Here is a concise checklist developers often wire into automation for cold email deliverability and compliance:

  • Create and verify distinct sending domains with aligned SPF, DKIM, and a DMARC policy of p=none at first, moving to quarantine only after stable engagement.
  • Provision a small set of mailboxes per domain, cap daily sends per mailbox (for example, 30 to 50 at start), and randomize schedules within business hours of the recipient’s timezone.
  • Use branded tracking and unsubscribe domains with consistent history, and honor opt-outs across all domains via a centralized suppression API.
  • Monitor complaint rates and hard bounces per domain in near real time, cut traffic automatically when thresholds are crossed, and rotate off a domain that shows sudden reputation decay.
  • Keep content simple in early waves, avoid link shorteners, and remove “spammy” formatting patterns that repeat across sequences.

Developers cannot fix bad targeting or sloppy copy, but the right infrastructure prevents avoidable reputation damage and leaves room for good outreach to work.

Cost and performance math you should run before committing

Pricing varies widely. Commodity senders like Amazon SES often price around 0.10 to 0.15 USD per thousand emails at volume, while full service platforms range from 0.80 to 1.50 USD per thousand, sometimes higher with advanced features. Dedicated IPs can cost 20 to 30 USD per IP per month, with additional fees for warmup management. Branded tracking and custom domain features may be bundled or priced as add ons.

Raw cost per thousand messages can miss the bigger picture. If a platform’s analytics save you a single day of engineering time during a deliverability incident, that offsets a year of difference between vendors at moderate volumes. On the other hand, for a product that sends 100 million messages per month, a 0.50 USD swing per thousand translates to 50,000 USD monthly. Many teams land on a hybrid: commodity infrastructure for predictable transactional traffic, a richer platform for complex multi-tenant flows and campaigns. API-first makes that blend tractable, because you can route by template, feature, or tenant in code.

Throughput matters too. Gmail and Outlook both enforce implicit and explicit rate limits. A single sender identity should not blast thousands per minute from a cold domain. A strong platform enforces adaptive concurrency by target domain and pool. When you simulate a big send in staging, pay attention to how the provider reports deferrals and whether your backoff obeys those signals. I have seen teams accidentally interpret a 421 deferral as a hard failure and retry aggressively, which triggers more deferrals and ends in temporary blocks. Good APIs make the right choice easy by separating transient from permanent errors in a structured way.

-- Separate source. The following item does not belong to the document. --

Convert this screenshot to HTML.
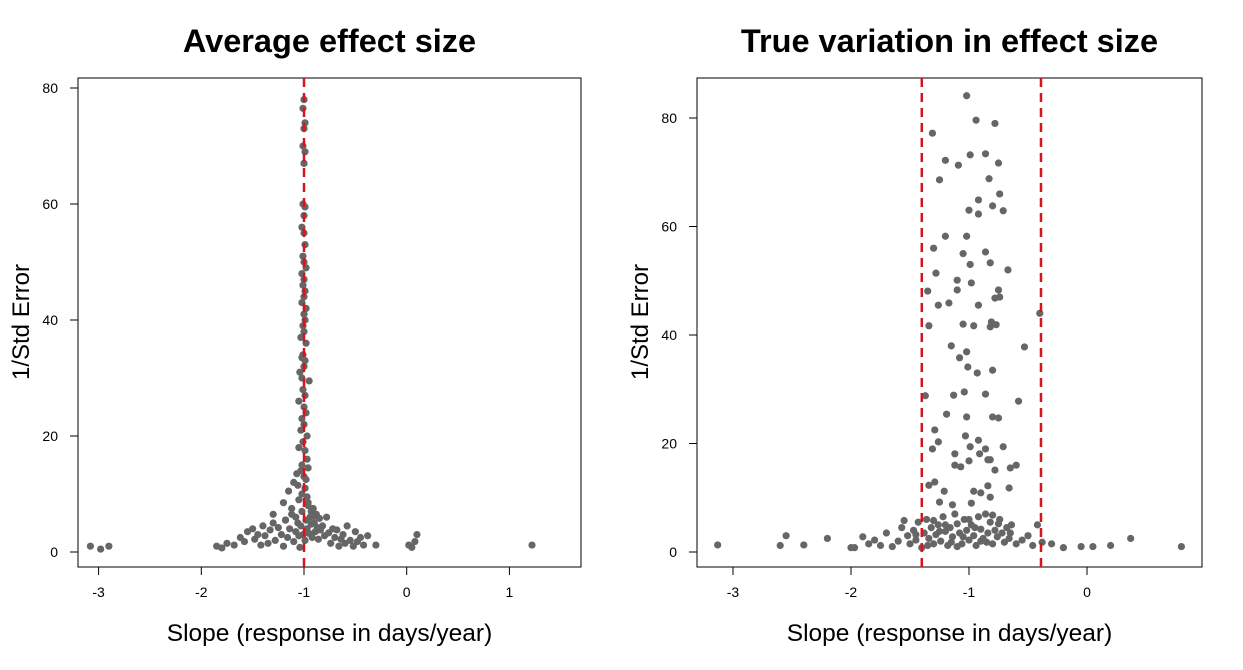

Migration without the fire drill

Switching email providers can feel like changing engines mid flight. It does not have to. Treat migrations as code. Start by abstracting your send layer behind an interface that normalizes message IDs, error codes, and events. Stand up the new platform in parallel, feed it a slice of non critical traffic, and run in shadow mode where you replicate sends without actually delivering, just to validate payload compatibility and template rendering.

Templates require special handling. Render end to end in both systems with snapshot tests and real examples across languages and locales. Unify variable names and fallbacks. Suppression lists should be bidirectionally synced for a window so you do not recontact someone who opted out last week. For analytics continuity, map old provider message IDs to your internal IDs so historical dashboards do not fracture.

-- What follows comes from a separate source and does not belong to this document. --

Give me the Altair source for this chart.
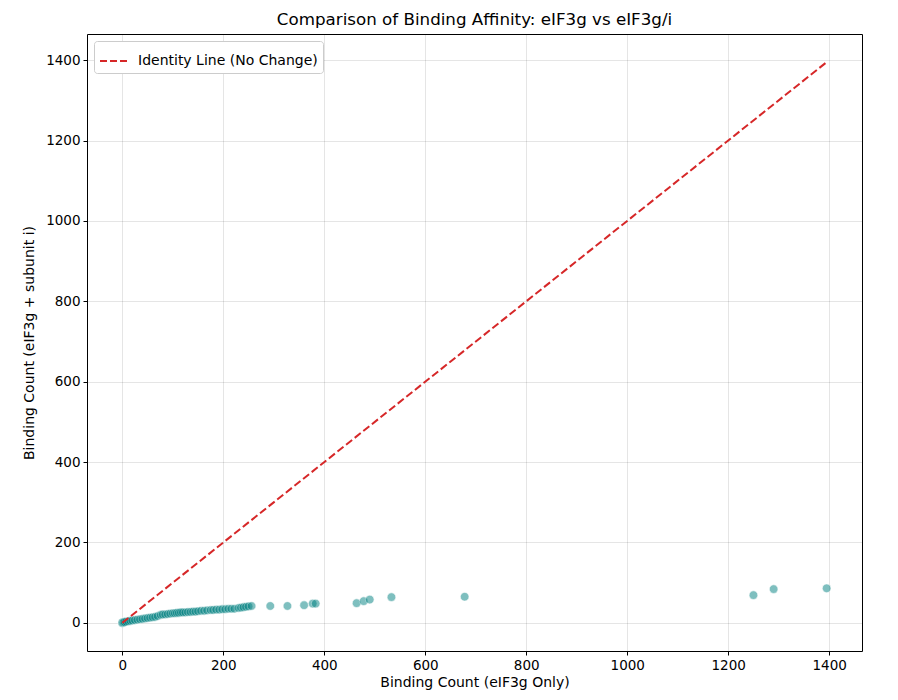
import altair as alt
import pandas as pd

# eIF3g-only binding counts (x) and eIF3g + subunit i binding counts (y)
x_vals = [0, 0, 0, 1, 2, 3, 5, 8, 12, 16, 20, 25, 30, 35, 40, 45, 50, 55, 60, 65, 70,
          76, 80, 85, 90, 95, 100, 104, 108, 112, 116, 120, 125, 130, 135, 140, 145,
          150, 156, 162, 168, 175, 180, 186, 192, 198, 204, 210, 216, 222, 230, 235,
          240, 245, 250, 256,
          293, 327, 360, 377, 383, 464, 478, 490, 533, 678, 1250, 1290, 1395]
y_vals = [0, 0, 1, 1, 1, 2, 2, 3, 4, 5, 6, 7, 8, 9, 10, 11, 12, 13, 14, 15, 17,
          20, 21, 21, 22, 23, 24, 24, 25, 25, 26, 26, 26, 27, 27, 28, 28,
          29, 30, 30, 31, 32, 32, 33, 33, 34, 34, 35, 35, 35, 37, 38,
          39, 40, 41, 42,
          42, 42, 44, 48, 48, 49, 54, 58, 64, 65, 69, 84, 86]

line_label = "Identity Line (No Change)"
max_val = max(x_vals)

points = pd.DataFrame({"x": x_vals, "y": y_vals})
identity = pd.DataFrame({"x": [0, max_val], "y": [0, max_val], "series": [line_label, line_label]})

font = "DejaVu Sans"
xscale = alt.Scale(domain=[-70, 1465], nice=False, zero=False)
yscale = alt.Scale(domain=[-70, 1465], nice=False, zero=False)
ticks = [0, 200, 400, 600, 800, 1000, 1200, 1400]

xaxis = alt.Axis(title="Binding Count (eIF3g Only)", values=ticks, format="d", grid=True,
                 gridColor="#000000", gridOpacity=0.1, domain=False,
                 tickColor="black", tickSize=4, labelFontSize=13.5, titleFontSize=14,
                 labelColor="black", titleColor="black", titleFontWeight="normal",
                 labelPadding=3, titlePadding=4, labelFont=font, titleFont=font)
yaxis = alt.Axis(title="Binding Count (eIF3g + subunit i)", values=ticks, format="d", grid=True,
                 gridColor="#000000", gridOpacity=0.1, domain=False,
                 tickColor="black", tickSize=4, labelFontSize=13.5, titleFontSize=14,
                 labelColor="black", titleColor="black", titleFontWeight="normal",
                 labelPadding=3, titlePadding=9, labelFont=font, titleFont=font)

scatter = alt.Chart(points).mark_circle(
    size=75, color="teal", opacity=0.5, stroke="white", strokeWidth=0.6
).encode(
    x=alt.X("x:Q", scale=xscale, axis=xaxis),
    y=alt.Y("y:Q", scale=yscale, axis=yaxis),
)

line = alt.Chart(identity).mark_line(strokeDash=[7.7, 3.3], strokeWidth=2, clip=True).encode(
    x=alt.X("x:Q", scale=xscale),
    y=alt.Y("y:Q", scale=yscale),
    color=alt.Color("series:N",
                    scale=alt.Scale(domain=[line_label], range=["#d62728"]),
                    legend=alt.Legend(title=None, orient="top-left", offset=7,
                                      symbolType="stroke", symbolDash=[7, 3],
                                      symbolStrokeWidth=2, symbolSize=784,
                                      labelFontSize=14, labelFont=font, labelColor="black",
                                      labelOffset=9, labelLimit=0,
                                      fillColor="white", strokeColor="#cccccc",
                                      padding=5, cornerRadius=3)),
)

chart = alt.layer(scatter, line).properties(
    width=775, height=617,
    title=alt.TitleParams("Comparison of Binding Affinity: eIF3g vs eIF3g/i",
                          fontSize=16.7, font=font, fontWeight="normal", color="black",
                          offset=5),
    autosize=alt.AutoSizeParams(type="none"),
    padding={"left": 79, "top": 26, "right": 28, "bottom": 41},
).configure_view(stroke="black", strokeWidth=1)

chart.save("out.html", embed_options={"renderer": "svg", "actions": False})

Do not flip all traffic on day one. Gradually route traffic by template type, domain, or tenant. Validate that webhooks arrive as expected, with signatures verified and retries working. If you send at scale, allocate warmup time for new domains or IPs weeks in advance. Under stress, teams are tempted to short circuit this and pay the price with poor inbox placement.

One mid market SaaS team I worked with executed a two week migration from a legacy provider to a platform that exposed everything over APIs. Week one was templates and events in shadow. Week two was incremental cutover with per-tenant routing and emergency rollback switches. The heaviest lift was not code, but establishing a consistent data model for analytics and suppressions. Because the platform made configuration programmable, there were no late night sessions copying DKIM keys out of a browser.

How to judge platforms without running a full bake off

A vendor demo will show shiny dashboards. Ask for the uncomfortable things. Can you create a sending domain and set up DKIM rotation without touching their UI? Is there an endpoint to assign a message stream or pool per tenant? Does the API expose bounce classification with provider specific codes? Can you replay events for a date range and validate HMAC signatures? What does idempotency look like? If you post the same message with the same key three times due to a network blip, what happens?

Read their docs the way you read an RFC. Look for clarity, examples in multiple languages, and explicit limits: maximum batch sizes, payload sizes, webhook retry policies. Try to break their sandbox. Send a malformed address list and see if the error helps you fix the problem quickly. Simulate timeouts and watch how their SDKs respond. These are not academic exercises. In production, your system will see all of these.

Finally, measure support beyond SLAs. Deliverability issues often cross organizational lines. The best partners provide programmatic levers, then help you interpret signals when inbox deliverability changes. They know that Gmail and Outlook behave differently on Monday mornings in North America versus late Friday sends to Europe. They will nudge you to adjust content, cadence, or pools, but they will also give your developers the APIs to implement those changes in hours, not weeks.

The payoff when you get it right

API-first email infrastructure is not just about nicer endpoints. It lets teams treat email like any other critical dependency: versioned, testable, observable, and safe to change. It aligns engineering work with business outcomes by exposing the controls that actually influence inbox placement and throughput. When cold email infrastructure needs to scale without destroying domain reputation, the right platform gives developers the steering wheel, not just a speedometer.

Email will always have quirks. Mailbox providers tweak filters, spam traps evolve, and users do surprising things. But with programmable control over the stack - from DNS through templates to event analytics - your team can adapt quickly. That is why developers push for API-first platforms. They know that the hard problems in email are not going away, and they would rather solve them with code than with hope.